Ruth: To any American readers – I apologise on behalf of Matt. He does not understand the actual irrelevance of the children, and their sorrowful conductor. At least they’re trying. Matt has never perfected his stoner sway or singing, tuneless or otherwise, so let’s just put it down to jealousy.
Sarah: So, the ceremony is over for another year, and as Hollywood’s brightest and best scuttle off to their various and infamous after-parties, we’re left with very few surprises. Even Best Supporting Actress going to Leo is an obvious choice in a “the Academy like to go for the underdog sometimes” kind of way.

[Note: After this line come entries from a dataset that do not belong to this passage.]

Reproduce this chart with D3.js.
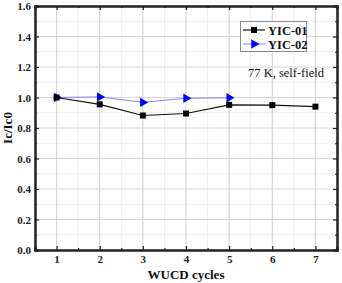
<!DOCTYPE html>
<html><head><meta charset="utf-8">
<script src="https://cdn.jsdelivr.net/npm/d3@7"></script>
<style>body{margin:0;background:#fff}svg{display:block}</style>
</head><body>
<script>
const cycles = [1,2,3,4,5,6,7];
const yic01 = [1.0, 0.955, 0.882, 0.895, 0.952, 0.950, 0.940];
const cycles02 = [1,2,3,4,5];
const yic02 = [1.0, 1.004, 0.968, 0.995, 0.998];
const xTicks = [1,2,3,4,5,6,7];
const yTicks = [0,0.2,0.4,0.6,0.8,1.0,1.2,1.4,1.6];
const seriesNames = ["YIC-01","YIC-02"];
const annotation = "77 K, self-field";

const W=342,H=283;
const m={l:35,r:5,t:6,b:33};
const svg=d3.select("body").append("svg").attr("width",W).attr("height",H);
const x=d3.scaleLinear().domain([0.5,7.5]).range([m.l,W-m.r]);
const y=d3.scaleLinear().domain([0,1.6]).range([H-m.b,m.t]);
const font="'Liberation Serif','Times New Roman',serif";

// minor grid
const xMinor=d3.range(0.5,7.51,0.5).filter(v=>!Number.isInteger(v));
const yMinor=d3.range(0.1,1.6,0.2);
const g=svg.append("g");
g.selectAll(".xm").data(xMinor).enter().append("line")
 .attr("x1",d=>x(d)).attr("x2",d=>x(d)).attr("y1",y(0)).attr("y2",y(1.6))
 .attr("stroke","#eeeeee").attr("stroke-width",1);
g.selectAll(".ym").data(yMinor).enter().append("line")
 .attr("y1",d=>y(d)).attr("y2",d=>y(d)).attr("x1",x(0.5)).attr("x2",x(7.5))
 .attr("stroke","#eeeeee").attr("stroke-width",1);
g.selectAll(".xg").data(xTicks).enter().append("line")
 .attr("x1",d=>x(d)).attr("x2",d=>x(d)).attr("y1",y(0)).attr("y2",y(1.6))
 .attr("stroke","#d6d6d6").attr("stroke-width",1.2);
g.selectAll(".yg").data(yTicks).enter().append("line")
 .attr("y1",d=>y(d)).attr("y2",d=>y(d)).attr("x1",x(0.5)).attr("x2",x(7.5))
 .attr("stroke","#d6d6d6").attr("stroke-width",1.2);

// axes (ticks inward)
const fmt=d3.format(".1f");
svg.append("g").attr("transform",`translate(0,${y(0)})`)
 .call(d3.axisBottom(x).tickValues(xTicks).tickSize(-4).tickPadding(5).tickFormat(d3.format("d")));
svg.append("g").attr("transform",`translate(0,${y(0)})`)
 .call(d3.axisBottom(x).tickValues(xMinor).tickSize(-2).tickFormat(""));
svg.append("g").attr("transform",`translate(0,${y(1.6)})`)
 .call(d3.axisTop(x).tickValues(xTicks).tickSize(-4).tickFormat(""));
svg.append("g").attr("transform",`translate(0,${y(1.6)})`)
 .call(d3.axisTop(x).tickValues(xMinor).tickSize(-2).tickFormat(""));
svg.append("g").attr("transform",`translate(${x(0.5)},0)`)
 .call(d3.axisLeft(y).tickValues(yTicks).tickSize(-4).tickPadding(4).tickFormat(fmt));
svg.append("g").attr("transform",`translate(${x(0.5)},0)`)
 .call(d3.axisLeft(y).tickValues(yMinor).tickSize(-2).tickFormat(""));
svg.append("g").attr("transform",`translate(${x(7.5)},0)`)
 .call(d3.axisRight(y).tickValues(yTicks).tickSize(-4).tickFormat(""));
svg.append("g").attr("transform",`translate(${x(7.5)},0)`)
 .call(d3.axisRight(y).tickValues(yMinor).tickSize(-2).tickFormat(""));
svg.selectAll(".domain").attr("stroke","#222").attr("stroke-width",2);
svg.selectAll(".tick line").attr("stroke","#222").attr("stroke-width",1.2);
svg.selectAll(".tick text").attr("font-family",font).attr("font-weight","bold")
 .attr("font-size",11).attr("fill","#222");

// lines
const line=d3.line().x(d=>x(d[0])).y(d=>y(d[1]));
const d02=cycles02.map((c,i)=>[c,yic02[i]]);
const d01=cycles.map((c,i)=>[c,yic01[i]]);
svg.append("path").datum(d02).attr("d",line).attr("fill","none")
 .attr("stroke","#8080ff").attr("stroke-width",1);
svg.append("path").datum(d01).attr("d",line).attr("fill","none")
 .attr("stroke","#111").attr("stroke-width",1.2);
const tri=d3.symbol().type(d3.symbolTriangle).size(38);
svg.selectAll(".t").data(d02).enter().append("path").attr("d",tri)
 .attr("transform",d=>`translate(${x(d[0])},${y(d[1])}) rotate(90)`).attr("fill","#0000ff");
svg.selectAll(".s").data(d01).enter().append("rect")
 .attr("x",d=>x(d[0])-3).attr("y",d=>y(d[1])-3).attr("width",6).attr("height",6).attr("fill","#000");

// legend
const lg=svg.append("g");
lg.append("rect").attr("x",240.5).attr("y",21.5).attr("width",66).attr("height",30)
 .attr("fill","#fff").attr("stroke","#888").attr("stroke-width",1);
lg.append("line").attr("x1",243).attr("x2",265).attr("y1",30).attr("y2",30).attr("stroke","#111").attr("stroke-width",1.2);
lg.append("rect").attr("x",251).attr("y",27).attr("width",6).attr("height",6).attr("fill","#000");
lg.append("line").attr("x1",243).attr("x2",265).attr("y1",44).attr("y2",44).attr("stroke","#8080ff").attr("stroke-width",1);
lg.append("path").attr("d",tri).attr("transform","translate(254,44) rotate(90)").attr("fill","#0000ff");
lg.selectAll(".lt").data(seriesNames).enter().append("text")
 .attr("x",268).attr("y",(d,i)=>34.5+i*14).text(d=>d)
 .attr("font-family",font).attr("font-weight","bold").attr("font-size",12.5).attr("fill","#111");

svg.append("text").attr("x",248).attr("y",77).text(annotation)
 .attr("font-family",font).attr("font-size",12.5).attr("fill","#111");

svg.append("text").attr("x",(x(0.5)+x(7.5))/2).attr("y",279).attr("text-anchor","middle")
 .text("WUCD cycles").attr("font-family",font).attr("font-weight","bold").attr("font-size",13).attr("fill","#111");
svg.append("text").attr("transform",`translate(12,${(y(0)+y(1.6))/2}) rotate(-90)`)
 .attr("text-anchor","middle").text("Ic/Ic0").attr("font-family",font).attr("font-weight","bold").attr("font-size",13).attr("fill","#111");
</script>
</body></html>
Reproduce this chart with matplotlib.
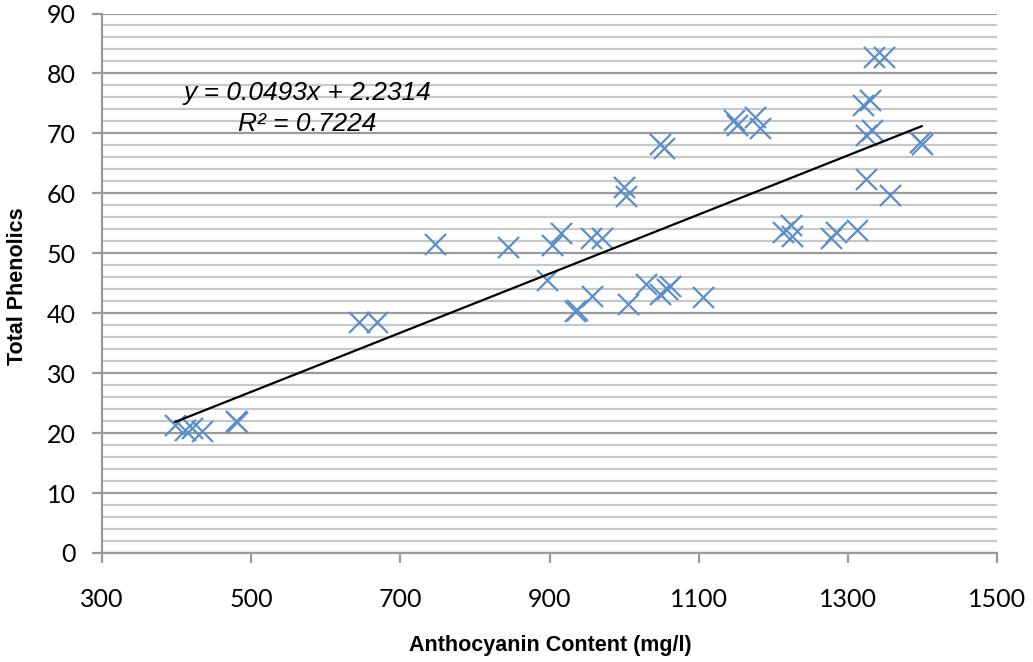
import matplotlib
matplotlib.use("Agg")
import matplotlib.pyplot as plt
import numpy as np
from matplotlib.ticker import MultipleLocator

# Data
anthocyanin = [398, 411, 421, 434, 480, 481, 645, 669, 746, 845, 897, 904, 915,
               934, 937, 956, 957, 971, 1000, 1003, 1005, 1030, 1048, 1048, 1053,
               1058, 1062, 1106, 1148, 1151, 1176, 1182, 1213, 1224, 1225, 1278,
               1284, 1312, 1321, 1330, 1325, 1332, 1325, 1357, 1335, 1349, 1397, 1399]
phenolics = [21.3, 20.5, 20.8, 20.3, 22.1, 21.8, 38.5, 38.5, 51.6, 51.0, 45.5, 51.3, 53.4,
             40.3, 40.6, 52.6, 42.8, 52.5, 61.0, 59.6, 41.6, 44.8, 43.2, 68.3, 67.6,
             44.1, 44.6, 42.7, 72.2, 71.4, 72.7, 70.9, 53.6, 54.8, 52.9, 52.5,
             53.5, 53.9, 74.8, 75.6, 69.8, 70.6, 62.4, 59.7, 82.7, 82.8, 68.6, 68.3]

trend_slope = 0.0493
trend_intercept = 2.2314
r_squared = 0.7224

x_ticks = [300, 500, 700, 900, 1100, 1300, 1500]
y_ticks = [0, 10, 20, 30, 40, 50, 60, 70, 80, 90]

fig = plt.figure(figsize=(10.33, 6.62), dpi=100)
ax = fig.add_axes([102/1033, 1 - 553/662, (997-102)/1033, (553-13.5)/662])

ax.set_xlim(300, 1500)
ax.set_ylim(0, 90)
ax.set_xticks(x_ticks)
ax.set_yticks(y_ticks)
ax.yaxis.set_minor_locator(MultipleLocator(2))

ax.grid(True, which='major', axis='y', color='#9a9a9a', linewidth=1.6, zorder=0)
ax.grid(True, which='minor', axis='y', color='#c8c8c8', linewidth=1.6, zorder=0)
ax.set_axisbelow(True)

for s in ['top', 'right']:
    ax.spines[s].set_visible(False)
for s in ['left', 'bottom']:
    ax.spines[s].set_color('#9a9a9a')
    ax.spines[s].set_linewidth(1.6)

ax.tick_params(axis='both', which='major', direction='out', length=7, width=1.6,
               color='#9a9a9a', labelsize=18)
ax.tick_params(axis='y', which='minor', length=0)
ax.tick_params(axis='y', pad=12)
ax.tick_params(axis='x', pad=18)
for lab in ax.get_xticklabels() + ax.get_yticklabels():
    lab.set_family('Lato')

ax.scatter(anthocyanin, phenolics, marker='x', s=230, color='#5b8fc9',
           linewidths=1.6, zorder=3)

xs = np.array([min(anthocyanin), max(anthocyanin)])
ax.plot(xs, trend_slope * xs + trend_intercept, color='black', linewidth=1.6, zorder=4)

ax.text(575, 76.7, f"y = {trend_slope}x + {trend_intercept}", ha='center', va='center',
        fontsize=19, style='italic', family='Liberation Sans')
ax.text(575, 71.5, f"R² = {r_squared}", ha='center', va='center',
        fontsize=19, style='italic', family='Liberation Sans')

fig.text(18/1033, 1 - 286/662, "Total Phenolics", rotation=90, ha='center', va='center',
         fontsize=15.5, fontweight='bold', family='Liberation Sans')
fig.text(550/1033, 1 - 645/662, "Anthocyanin Content (mg/l)", ha='center', va='center',
         fontsize=15.5, fontweight='bold', family='Liberation Sans')

fig.savefig("out.png", dpi=100)
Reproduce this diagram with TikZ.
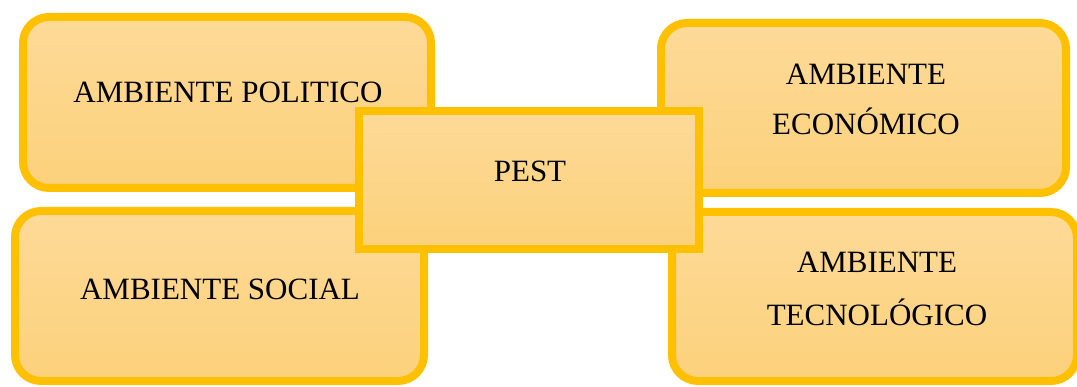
\documentclass[tikz,border=0pt]{standalone}
\usepackage{fontspec}
\setmainfont{Liberation Serif}
\usetikzlibrary{calc}
\definecolor{boxline}{HTML}{FFC000}
\definecolor{filltop}{HTML}{FDDA98}
\definecolor{fillbot}{HTML}{FCD17B}
\tikzset{
  x=1pt, y=1pt,
  panel/.style={draw=boxline, line width=8pt, top color=filltop, bottom color=fillbot,
    rounded corners=26pt, inner sep=0pt},
  hub/.style={draw=boxline, line width=8pt, top color=filltop, bottom color=fillbot,
    inner sep=0pt, minimum width=340pt, minimum height=138pt},
  caption/.style={anchor=base, inner sep=0pt, font=\fontsize{31}{36}\selectfont, text=black}
}
\begin{document}
\begin{tikzpicture}
\useasboundingbox (0,0) rectangle (1077,386);
% four surrounding environments
\node[panel, minimum width=408pt, minimum height=171pt] (pol) at (227,283.5) {};
\node[panel, minimum width=409pt, minimum height=170pt] (soc) at (219.5,90) {};
\node[panel, minimum width=405pt, minimum height=170pt] (eco) at (863.5,278) {};
\node[panel, minimum width=405pt, minimum height=169pt] (tec) at (874.5,89.5) {};
% central box on top
\node[hub] (pest) at (529,206) {};
% labels
\node[caption] (tpol) at (228,283) {AMBIENTE POLITICO};
\node[caption] (tsoc) at (220,87) {AMBIENTE SOCIAL};
\node[caption] (tpest) at (530,204) {PEST};
\node[caption] (teco1) at (866,301) {AMBIENTE};
\node[caption] (teco2) at (866,251) {ECONÓMICO};
\node[caption] (ttec1) at (877,113) {AMBIENTE};
\node[caption] (ttec2) at (877,61) {TECNOLÓGICO};
\end{tikzpicture}
\end{document}
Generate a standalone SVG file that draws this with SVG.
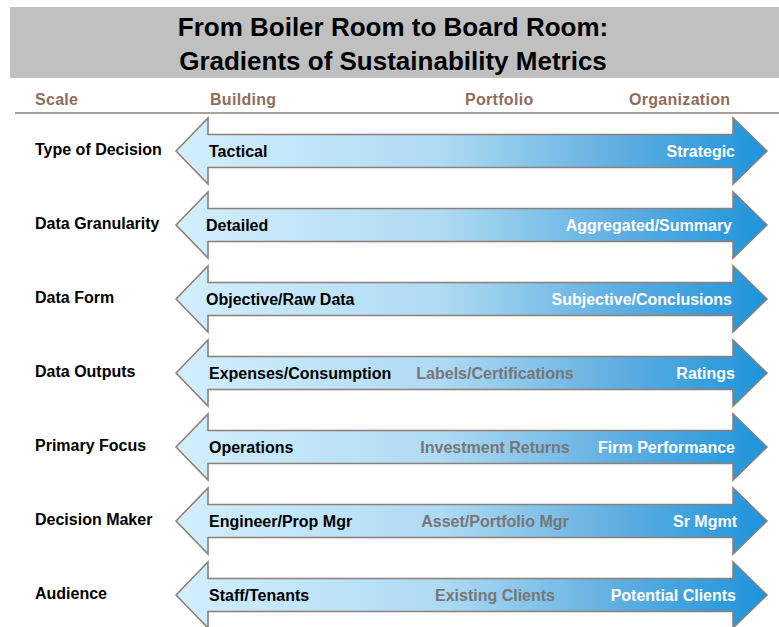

I suppose I wonder whether Tom Hooper’s direction was really quite as vital to his film as a Fincher or an Aronofsky, but it’s fair to say that a film like The King’s Speech demands recognition. Four awards each for that and Inception, then, is the final score this year, but with Inception taking entirely technical awards while those of The King’s Speech were more people-based, it seems a fitting tribute to a film with such a moving and deeply human core. We’re all about to scuttle off to bed now, but we go having learnt at least… well, that the Academy likes to go for the underdog sometimes, but generally doesn’t mix it up too much. Tune in for more of the same sickly sweet self-congratulation next year.